Biden’s efforts on climate is a start but what about including biodiversity?
After moving backwards for four years on all things related to the environment under the Trump administration, the Biden administration has put forward an ambitious plan to protect 30 percent of federal lands and water by 2030 as part of its broader climate initiative.
This places the U.S. back into a highly significant global conversation to protect some of the most important places on Earth. Fighting climate change without advancing biodiversity efforts is as futile as trying to save tigers from extinction without protecting the habitats in which they thrive.
Biodiversity conservation is not only an important part of fighting climate change; it brings other important benefits through the provision of a whole range of ecosystem goods and services. Biodiversity is deeply linked to our mental and physical health, clean water, food security and jobs that depend on the environment. And, with approximately 1 million plant and animal species threatened by extinction, the loss of our natural habitats is as much of a global crisis as climate change.
Biodiversity is shorthand for biological diversity, which basically stands for the variety of all life forms on Earth and how they relate to each other within ecosystems. Biodiverse and healthy ecosystems help our planet withstand shocks such as climate change and natural disasters.
The world’s largest reinsurance company, Swiss Re, published a stark warning highlighting that 20 percent of countries have ecosystems on the verge of collapse. In their warning, they speak about the consequence of losing vital “services” in economic terms. Instead of experiencing rolling crises in food and water supply, we need to connect the economy back to the environment and also to the biodiversity that provides “services” that we should protect.
This is why the Biden administration should take equally bold steps against climate change’s sister crisis — the drastic and accelerating loss of biological diversity on our planet. There are three critical areas where we can go beyond the “30 by 30″ initiative:
First, we need to identify who is most negatively impacting biodiversity and make them stop. For example, we know about the crucial role honeybees and other pollinators play for crops grown in the U.S. Companies that produce pesticides that harm them need to be held accountable for destroying the “services” that this biological diversity supports. We hold polluters accountable for their impact and we need to do the same for those with negative impacts on biodiversity.
Second, Americans should protect biodiversity and ecosystems in our country and abroad because they are deeply interlinked. Just as we care about child labor in the supply chain of consumer products or toxic factories that produce goods we need, we must to stop habitat destruction that is caused by the things we buy. For example, the way we import soy, beef or palm oil can damage tropical forests in Brazil and South East Asia and the shrimp we consume often damages precious mangroves across the tropics. We have to develop systems, as they are underway in Europe and the UK, to stop exporting habitat destruction abroad. We also have to hold our banks and hedge funds accountable for investing in businesses that are driving the destruction of critical ecosystems abroad (and at home).

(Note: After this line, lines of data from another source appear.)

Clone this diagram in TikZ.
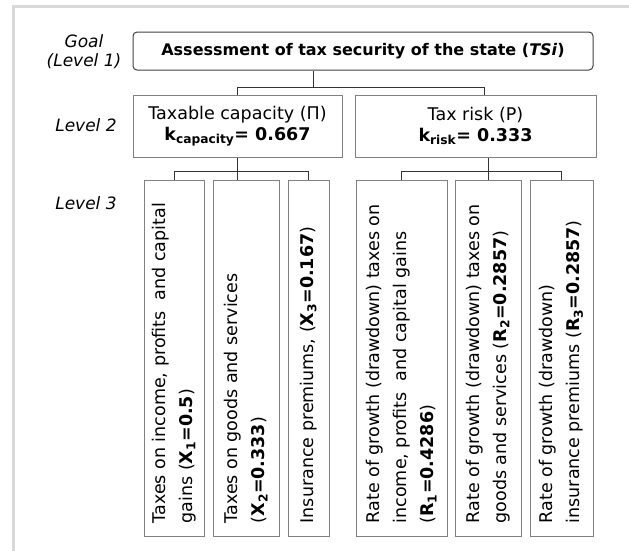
\documentclass[tikz,border=0pt]{standalone}
\usepackage{fontspec}
\setmainfont{DejaVu Sans}
\begin{document}
\begin{tikzpicture}[x=1pt,y=-1pt,
  lvl/.style={font=\fontsize{17}{19}\selectfont\itshape, align=center, inner sep=0pt},
  goalbox/.style={draw=black!75, line width=1pt, rounded corners=4pt, inner sep=0pt, font=\fontsize{16}{20}\selectfont\bfseries},
  capbox/.style={draw=black!50, line width=1pt, inner sep=0pt, align=center, font=\fontsize{17.5}{21}\selectfont},
  leafbox/.style={draw=black!50, line width=1pt, inner sep=0pt, minimum height=356pt},
  leaftext/.style={rotate=90, anchor=west, align=left, inner sep=0pt, font=\fontsize{17.5}{27}\selectfont},
  link/.style={draw=black!80, line width=1pt}
]
\useasboundingbox (0,0) rectangle (629,550);
\begin{scope}
  \clip (0,0) rectangle (629,550);
  \draw[draw=black!15, line width=3pt] (13.5,6) rectangle (660,580);
\end{scope}

% level labels
\node[lvl] (l1) at (84,51.5) {Goal\\(Level 1)};
\node[lvl] (l2) at (86,125) {Level 2};
\node[lvl] (l3) at (86,203) {Level 3};

% goal
\node[goalbox, minimum width=460pt, minimum height=38pt] (goal) at (363,51) {Assessment of tax security of the state (\textit{TSi})};

% level 2
\node[capbox, minimum width=209pt, minimum height=62pt] (cap) at (237.5,126) {Taxable capacity (П)\\ \textbf{k\textsubscript{capacity}= 0.667}};
\node[capbox, minimum width=241pt, minimum height=62pt] (risk) at (475.5,126) {Tax risk (P)\\ \textbf{k\textsubscript{risk}= 0.333}};

% level 3 boxes
\node[leafbox, minimum width=60pt] (A) at (174,358) {};
\node[leafbox, minimum width=66pt] (B) at (246,358) {};
\node[leafbox, minimum width=41pt] (C) at (308.5,358) {};
\node[leafbox, minimum width=91pt] (D) at (401.5,358) {};
\node[leafbox, minimum width=66pt] (E) at (488,358) {};
\node[leafbox, minimum width=63pt] (F) at (561.5,358) {};

% level 3 texts
\node[leaftext] (tA) at ([yshift=13pt]A.south) {Taxes on income, profits\ \ and capital\\gains (\textbf{X\textsubscript{1}=0.5})};
\node[leaftext] (tB) at ([yshift=13pt]B.south) {Taxes on goods and services\\(\textbf{X\textsubscript{2}=0.333})};
\node[leaftext] (tC) at ([yshift=13pt]C.south) {Insurance premiums, (\textbf{X\textsubscript{3}=0.167})};
\node[leaftext] (tD) at ([yshift=13pt]D.south) {Rate of growth (drawdown) taxes on\\income, profits\ \ and capital gains\\(\textbf{R\textsubscript{1}=0.4286})};
\node[leaftext] (tE) at ([yshift=13pt]E.south) {Rate of growth (drawdown) taxes on\\goods and services (\textbf{R\textsubscript{2}=0.2857})};
\node[leaftext] (tF) at ([yshift=13pt]F.south) {Rate of growth (drawdown)\\insurance premiums (\textbf{R\textsubscript{3}=0.2857})};

% connectors
\coordinate (j0) at (313,87);
\coordinate (j0r) at (484,87);
\draw[link] (goal.south -| j0) -- (j0);
\draw[link] (cap.north) |- (j0r) -- (j0r |- risk.north);

\draw[link] (cap.south) -- (cap.south |- B.north);
\draw[link] (A.north) -- ++(0,-8) -| (C.north);

\draw[link] (risk.south -| E.north) -- (E.north);
\draw[link] (D.north) -- ++(0,-8) -| (F.north);
\end{tikzpicture}
\end{document}
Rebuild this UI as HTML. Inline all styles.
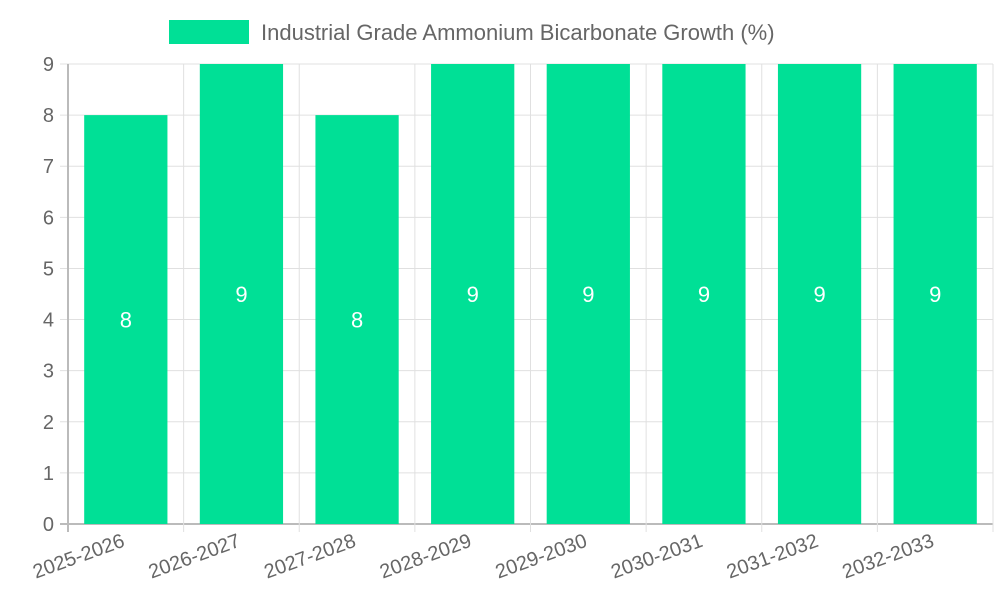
<!DOCTYPE html>
<html><head><meta charset="utf-8"><style>
body{margin:0;background:#fff;}
svg{display:block;font-family:"Liberation Sans",sans-serif;}
</style></head><body>
<svg id="chart" width="1000" height="600">
<rect x="169" y="20" width="80" height="24" fill="#00e096"/>
<text x="261" y="40" font-size="22" fill="#666">Industrial Grade Ammonium Bicarbonate Growth (%)</text>
<g id="grid"></g><g id="bars"></g><g id="labels"></g>
</svg>
<script>
const categories=["2025-2026","2026-2027","2027-2028","2028-2029","2029-2030","2030-2031","2031-2032","2032-2033"];
const values=[8,9,8,9,9,9,9,9];
const yTicks=[0,1,2,3,4,5,6,7,8,9];
const NS="http://www.w3.org/2000/svg";
const x0=68,x1=993,y0=524,y1=64,yMax=9;
const bw=(x1-x0)/categories.length;
const y=v=>y0-(y0-y1)*v/yMax;
const xs=i=>x0+bw*i;
function mk(t,a,p){const e=document.createElementNS(NS,t);for(const k in a)e.setAttribute(k,a[k]);p.appendChild(e);return e;}
const g=document.getElementById('grid'),b=document.getElementById('bars'),l=document.getElementById('labels');
yTicks.forEach(t=>{
 const ln=mk('line',{x1:x0-8,x2:x1,y1:y(t),y2:y(t),stroke:t===0?'#bbb':'#e0e0e0','stroke-width':t===0?2:1},g);
 
 
 const tx=mk('text',{x:x0-14,y:y(t)+7,'text-anchor':'end','font-size':20,fill:'#666'},l);
 tx.textContent=t;
 
 
});
for(let i=0;i<=categories.length;i++){
 const ln=mk('line',{x1:xs(i),x2:xs(i),y1:y1,y2:y0+8,stroke:i===0?'#bbb':'#e0e0e0','stroke-width':i===0?2:1},g);
 
 
}
categories.forEach((c,i)=>{
 const w=bw*0.72,cx=xs(i)+bw/2;
 const r=mk('rect',{x:cx-w/2,y:y(values[i]),width:w,height:y0-y(values[i]),fill:'#00e096'},b);
 
 
 const v=mk('text',{x:cx,y:(y(values[i])+y0)/2+8,'text-anchor':'middle','font-size':22,fill:'#fff'},l);
 v.textContent=values[i];
 
 
 const t=mk('text',{x:cx,y:y0+22,'text-anchor':'end','font-size':20,fill:'#666',transform:`rotate(-20 ${cx} ${y0+22})`},l);
 t.textContent=c;
 
 
});
</script>
</body></html>
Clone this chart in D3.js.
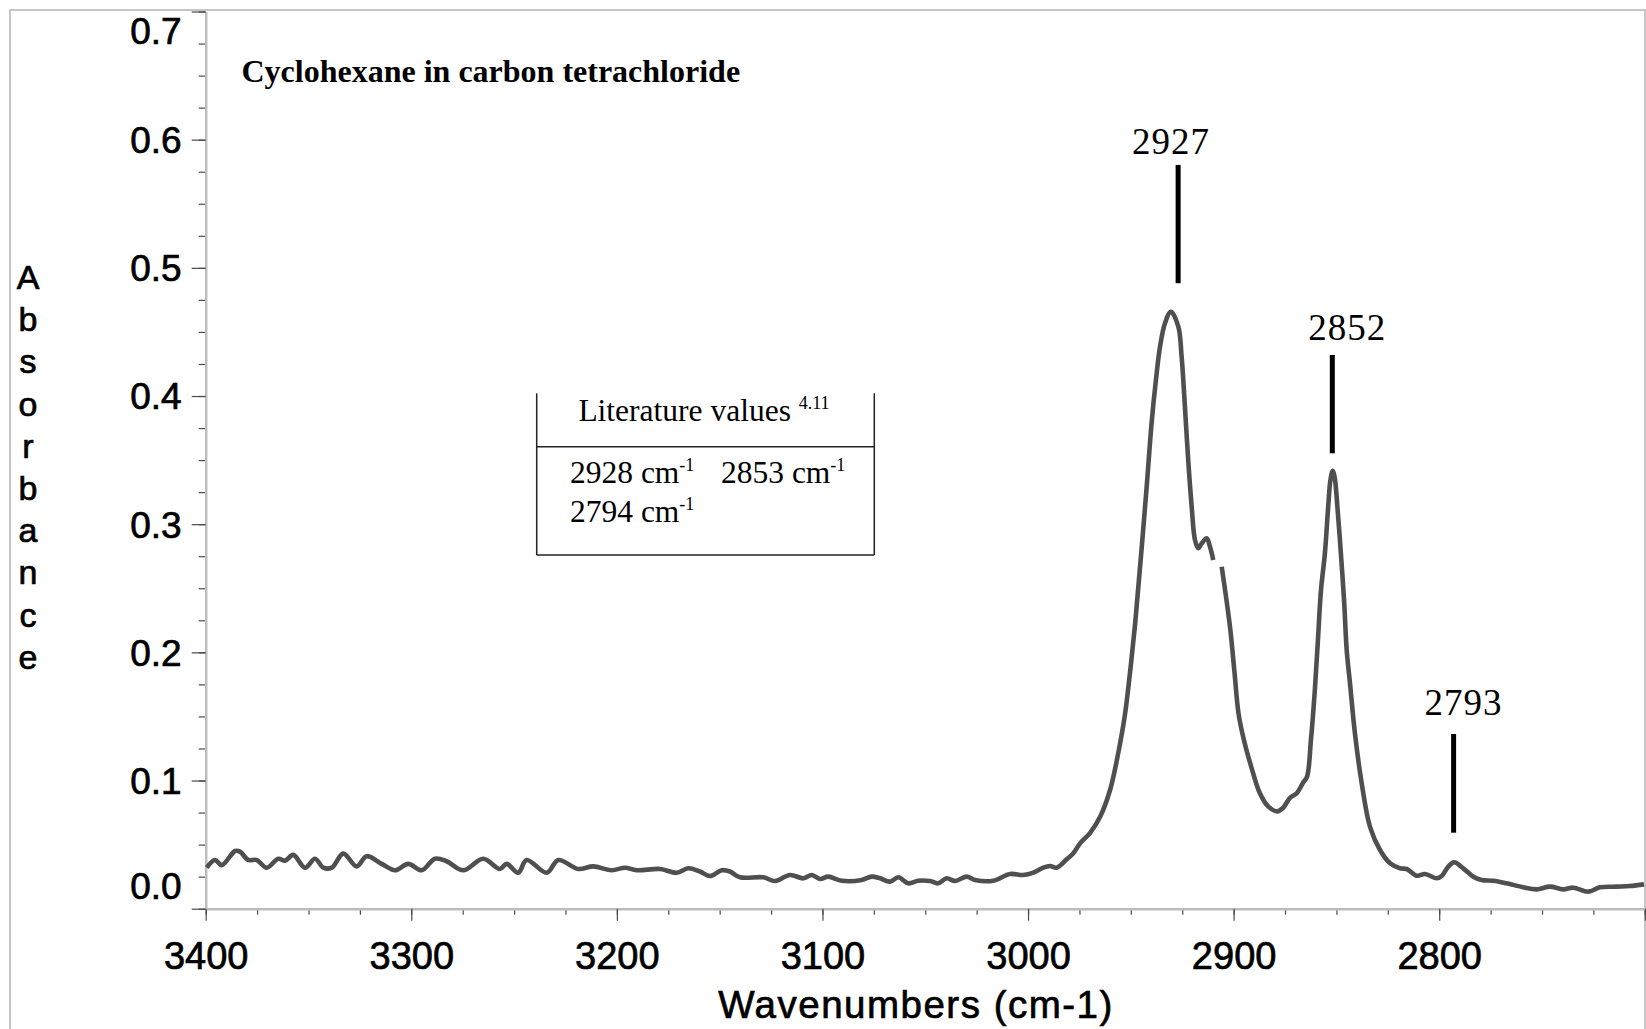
<!DOCTYPE html>
<html>
<head>
<meta charset="utf-8">
<script src="https://cdn.jsdelivr.net/npm/d3@7"></script>
<style>
  html, body { margin: 0; padding: 0; background: #ffffff; }
  svg { display: block; }
</style>
</head>
<body>
<svg id="chart" width="1646" height="1029"></svg>
<script>
// IR spectrum of cyclohexane in CCl4: wavenumber (cm-1) and absorbance.
// A null absorbance marks a break in the recorded trace.
const wavenumbers = [
  3399.5, 3395.5, 3392.2, 3385.7, 3383.3, 3379.3, 3375.2, 3370.3, 3364.7, 3361.4,
  3357.4, 3351.7, 3346.8, 3342.8, 3338.7, 3333.1, 3326.6, 3321.7, 3314.4, 3307.9,
  3301.5, 3294.9, 3288.5, 3282.8, 3274.7, 3265.0, 3256.9, 3253.6, 3248.0, 3243.9,
  3234.1, 3228.5, 3218.8, 3211.5, 3202.5, 3196.0, 3190.4, 3179.0, 3170.9, 3165.3,
  3159.6, 3154.7, 3149.0, 3145.0, 3140.1, 3128.8, 3123.1, 3115.8, 3109.3, 3105.2,
  3101.2, 3097.2, 3090.6, 3080.9, 3076.1, 3072.0, 3067.2, 3063.1, 3058.3, 3053.4,
  3047.7, 3043.7, 3039.6, 3035.5, 3029.8, 3025.8, 3016.9, 3008.8, 3002.3, 2997.4,
  2992.6, 2989.3, 2986.1, 2981.2, 2978.0, 2974.7, 2969.9, 2965.0, 2960.1, 2956.3,
  2952.9, 2950.0, 2948.0, 2946.9, 2944.7, 2942.3, 2939.9, 2937.8, 2935.8, 2933.4,
  2930.5, 2926.9, 2925.3, 2923.7, 2922.1, 2920.4, 2918.8, 2917.2, 2915.5, 2913.1,
  2911.5, 2909.9, 2908.0, 2905.8, 2903.6, 2901.6, 2899.6, 2897.6, 2895.0, 2891.5,
  2887.4, 2883.3, 2878.7, 2876.0, 2872.6, 2869.2, 2866.3, 2864.3, 2862.4, 2860.5,
  2859.0, 2857.5, 2855.6, 2854.0, 2852.9, 2851.8, 2850.8, 2849.9, 2848.3, 2846.3,
  2845.0, 2843.4, 2841.0, 2837.7, 2833.7, 2828.8, 2823.9, 2819.1, 2815.8, 2810.9,
  2806.9, 2801.2, 2798.8, 2795.6, 2792.8, 2788.3, 2783.4, 2779.4, 2773.7, 2767.2,
  2759.1, 2752.6, 2746.1, 2739.7, 2734.8, 2727.5, 2721.8, 2713.7, 2707.2, 2700.4
];
const absorbance = [
  0.032, 0.038, 0.034, 0.045, 0.0445, 0.038, 0.038, 0.032, 0.039, 0.0375,
  0.042, 0.032, 0.039, 0.032, 0.032, 0.043, 0.033, 0.041, 0.035, 0.030,
  0.035, 0.030, 0.039, 0.037, 0.030, 0.039, 0.031, 0.035, 0.028, 0.038,
  0.028, 0.038, 0.031, 0.033, 0.030, 0.032, 0.030, 0.031, 0.028, 0.0315,
  0.029, 0.0255, 0.030, 0.029, 0.0245, 0.0245, 0.0216, 0.0263, 0.0237, 0.0263,
  0.0232, 0.025, 0.0218, 0.0224, 0.025, 0.0237, 0.0211, 0.0245, 0.0198, 0.0218,
  0.0216, 0.0198, 0.0237, 0.0216, 0.025, 0.0224, 0.0218, 0.0271, 0.0263, 0.0281,
  0.032, 0.0333, 0.032, 0.0385, 0.0432, 0.051, 0.059, 0.0715, 0.0926, 0.120,
  0.151, 0.190, 0.221, 0.241, 0.282, 0.329, 0.379, 0.4125, 0.4385, 0.4567,
  0.4658, 0.4541, 0.4307, 0.3917, 0.3501, 0.3136, 0.2877, 0.2812, 0.2851, 0.289,
  0.2824, 0.2721, null, 0.2668, 0.2422, 0.2176, 0.1848, 0.1521, 0.1316, 0.1111,
  0.0907, 0.080, 0.0759, 0.0786, 0.0864, 0.0903, 0.0981, 0.103, 0.1316, 0.1706,
  0.2096, 0.2486, 0.2773, 0.3137, 0.3345, 0.3417, 0.336, 0.3214, 0.2877, 0.2409,
  0.2018, 0.1759, 0.1369, 0.0978, 0.064, 0.0458, 0.0354, 0.0315, 0.031, 0.0257,
  0.0271, 0.0237, 0.0255, 0.0328, 0.0362, 0.0315, 0.025, 0.0224, 0.0218, 0.0198,
  0.0167, 0.0151, 0.0172, 0.0151, 0.0164, 0.0133, 0.0167, 0.0172, 0.0177, 0.019
];

// Axis ticks and labels
const xMajorTicks = [3400, 3300, 3200, 3100, 3000, 2900, 2800, 2700];
const xTickLabels = ["3400", "3300", "3200", "3100", "3000", "2900", "2800", ""];
const yMajorTicks = [0, 0.1, 0.2, 0.3, 0.4, 0.5, 0.6, 0.7];
const yTickLabels = ["0.0", "0.1", "0.2", "0.3", "0.4", "0.5", "0.6", "0.7"];

// Peak annotations
const peakWavenumbers = [2927, 2852, 2793];
const peakLabels = ["2927", "2852", "2793"];

// Reference table
const literatureHeading = "Literature values";
const literatureRef = "4.11";
const literatureValues = ["2928", "2853", "2794"];

const chartTitle = "Cyclohexane in carbon tetrachloride";
const xTitle = "Wavenumbers (cm-1)";
const yTitle = "Absorbance";

// ---- layout ----
const W = 1646, H = 1029;
const plot = { left: 205.7, right: 1644.8, top: 11.5, bottom: 908.7 };
// annotation placement (absorbance units / pixel nudges)
const markerTop = [0.5803, 0.4320, 0.1363];
const markerBottom = [0.4880, 0.3553, 0.0593];
const labelBaseline = [0.5889, 0.4437, 0.1511];
const labelNudge = [-7, 15, 10];

const SANS = "'Liberation Sans', Arial, Helvetica, sans-serif";
const SERIF = "'Liberation Serif', 'Times New Roman', Times, serif";

const svg = d3.select("#chart");

const x = d3.scaleLinear().domain([3400, 2700]).range([plot.left, plot.right]);
const y = d3.scaleLinear().domain([0, 0.7]).range([plot.bottom, plot.top]);

// outer frame
svg.append("rect")
  .attr("x", 10).attr("y", 10)
  .attr("width", 1635).attr("height", H)
  .attr("fill", "none").attr("stroke", "#c6c6c6").attr("stroke-width", 2);

const tickColor = "#4a4a4a";

// heavier sans lettering used on the axes
function heavy(sel) {
  return sel.attr("stroke", "#000").attr("stroke-width", 0.7).attr("paint-order", "stroke");
}

// minor ticks
const xMinor = d3.range(3400, 2699, -25);
const yMinor = d3.range(0, 0.7001, 0.025);

const gxMinor = svg.append("g")
  .attr("transform", `translate(0,${plot.bottom})`)
  .call(d3.axisBottom(x).tickValues(xMinor).tickSize(6).tickSizeOuter(0).tickFormat(""));
gxMinor.select(".domain").remove();

const gyMinor = svg.append("g")
  .attr("transform", `translate(${plot.left},0)`)
  .call(d3.axisLeft(y).tickValues(yMinor).tickSize(7).tickSizeOuter(0).tickFormat(""));
gyMinor.select(".domain").remove();

// major x axis
const gx = svg.append("g")
  .attr("transform", `translate(0,${plot.bottom})`)
  .call(d3.axisBottom(x).tickValues(xMajorTicks).tickSize(12).tickSizeOuter(0)
    .tickFormat((d, i) => xTickLabels[i]));
heavy(gx.selectAll("text")
  .attr("y", 60).attr("dy", 0)
  .attr("font-family", SANS).attr("font-size", 38).attr("fill", "#000"));

// major y axis
const gy = svg.append("g")
  .attr("transform", `translate(${plot.left},0)`)
  .call(d3.axisLeft(y).tickValues(yMajorTicks).tickSize(14).tickPadding(10).tickSizeOuter(0)
    .tickFormat((d, i) => yTickLabels[i]));
heavy(gy.selectAll("text")
  .attr("font-family", SANS).attr("font-size", 37).attr("fill", "#000")
  .attr("dy", "0.35em")
  .attr("transform", (d, i) => i === 0 ? "translate(0,-23)" : (i === yMajorTicks.length - 1 ? "translate(0,19.5)" : null)));

[gxMinor, gyMinor, gx, gy].forEach(g => g.selectAll(".tick line").attr("stroke", tickColor).attr("stroke-width", 1.2));
[gx, gy].forEach(g => g.select(".domain").attr("stroke", "#bcbcbc").attr("stroke-width", 2.5));

// spectrum trace
const points = wavenumbers.map((w, i) => ({ w, a: absorbance[i] }));
const line = d3.line()
  .defined(d => d.a !== null)
  .x(d => x(d.w))
  .y(d => y(d.a))
  .curve(d3.curveCatmullRom.alpha(0.5));

svg.append("path")
  .datum(points)
  .attr("d", line)
  .attr("fill", "none")
  .attr("stroke", "#4f4f4f")
  .attr("stroke-width", 4.6)
  .attr("stroke-linejoin", "round")
  .attr("stroke-linecap", "butt");

// peak markers
const peaks = svg.append("g");
peakWavenumbers.forEach((w, i) => {
  peaks.append("line")
    .attr("x1", x(w)).attr("x2", x(w))
    .attr("y1", y(markerTop[i])).attr("y2", y(markerBottom[i]))
    .attr("stroke", "#000").attr("stroke-width", 5);
  peaks.append("text")
    .attr("x", x(w) + labelNudge[i]).attr("y", y(labelBaseline[i]))
    .attr("text-anchor", "middle")
    .attr("font-family", SERIF).attr("font-size", 37).attr("fill", "#000")
    .attr("letter-spacing", 1)
    .text(peakLabels[i]);
});

// title
svg.append("text")
  .attr("x", 241.5).attr("y", 82)
  .attr("font-family", SERIF).attr("font-size", 32).attr("font-weight", "bold")
  .attr("fill", "#000")
  .text(chartTitle);

// x axis title
heavy(svg.append("text")
  .attr("x", 916).attr("y", 1018)
  .attr("text-anchor", "middle")
  .attr("font-family", SANS).attr("font-size", 38.5).attr("fill", "#000")
  .attr("letter-spacing", 1.5)
  .text(xTitle));

// y axis title, one letter per line
const yt = svg.append("g");
yTitle.split("").forEach((ch, i) => {
  heavy(yt.append("text")
    .attr("x", 28).attr("y", 289 + i * 42.2)
    .attr("text-anchor", "middle")
    .attr("font-family", SANS).attr("font-size", 34).attr("fill", "#000")
    .text(ch));
});

// literature values table
const box = { left: 536.7, right: 874.3, top: 393.3, mid: 446.7, bottom: 555 };
const tb = svg.append("g").attr("stroke", "#222").attr("stroke-width", 1.5);
tb.append("line").attr("x1", box.left).attr("x2", box.left).attr("y1", box.top).attr("y2", box.bottom);
tb.append("line").attr("x1", box.right).attr("x2", box.right).attr("y1", box.top).attr("y2", box.bottom);
tb.append("line").attr("x1", box.left).attr("x2", box.right).attr("y1", box.mid).attr("y2", box.mid);
tb.append("line").attr("x1", box.left).attr("x2", box.right).attr("y1", box.bottom).attr("y2", box.bottom);

const head = svg.append("text")
  .attr("x", 704).attr("y", 421)
  .attr("text-anchor", "middle")
  .attr("font-family", SERIF).attr("font-size", 31.5).attr("fill", "#000");
head.append("tspan").text(literatureHeading + " ");
head.append("tspan").attr("font-size", 18).attr("dy", -12).text(literatureRef);

const valuePos = [[570, 483], [721, 483], [570, 522]];
literatureValues.forEach((v, i) => {
  const t = svg.append("text")
    .attr("x", valuePos[i][0]).attr("y", valuePos[i][1])
    .attr("font-family", SERIF).attr("font-size", 31.5).attr("fill", "#000");
  t.append("tspan").text(v + " cm");
  t.append("tspan").attr("font-size", 18).attr("dy", -12).text("-1");
});
</script>
</body>
</html>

Third, we should celebrate those people across the world who are historic and natural guardians of biodiverse lands and resources. Strengthening the rights of Indigenous peoples is critical because they are often the last line of defense against the destruction of natural habitats. For example, Native Americans and Alaska Natives have fought damaging methods of oil pipeline development and oil extraction as well as President Trump’s infamous border wall. The world’s approximate 370 million Indigenous people constitute less than 5 percent of the global population, yet they manage over 25 percent of global land surfaces, in turn supporting about 80 percent of global biodiversity. The Biden administration would do well in making tribal sovereignty a linchpin of its implementation of the “30 by 30” initiative. The confirmation of Rep. Deb Haaland (D-N.M.) as secretary of the Department of the Interior (DOI) and first ever Native American Cabinet member would be a significant first step in this direction.
It is a breath of fresh air to have a U.S. administration that is putting climate action front and center. We all have a duty to educate each other on what that means and make the importance of a biologically diverse environment easier to understand and act upon. Now is the time to connect this intuition with specific and systemic actions we can take to protect biodiversity, so that “nature” can do its job in protecting all of us.
Johanna von Braun, PhD, was executive director of Natural Justice. Most recently a program officer in the Open Society Foundation’s Economic Justice Program. She has worked or consulted for leading organizations in the field of environmental justice with a focus on climate change and biodiversity for the past 20 years.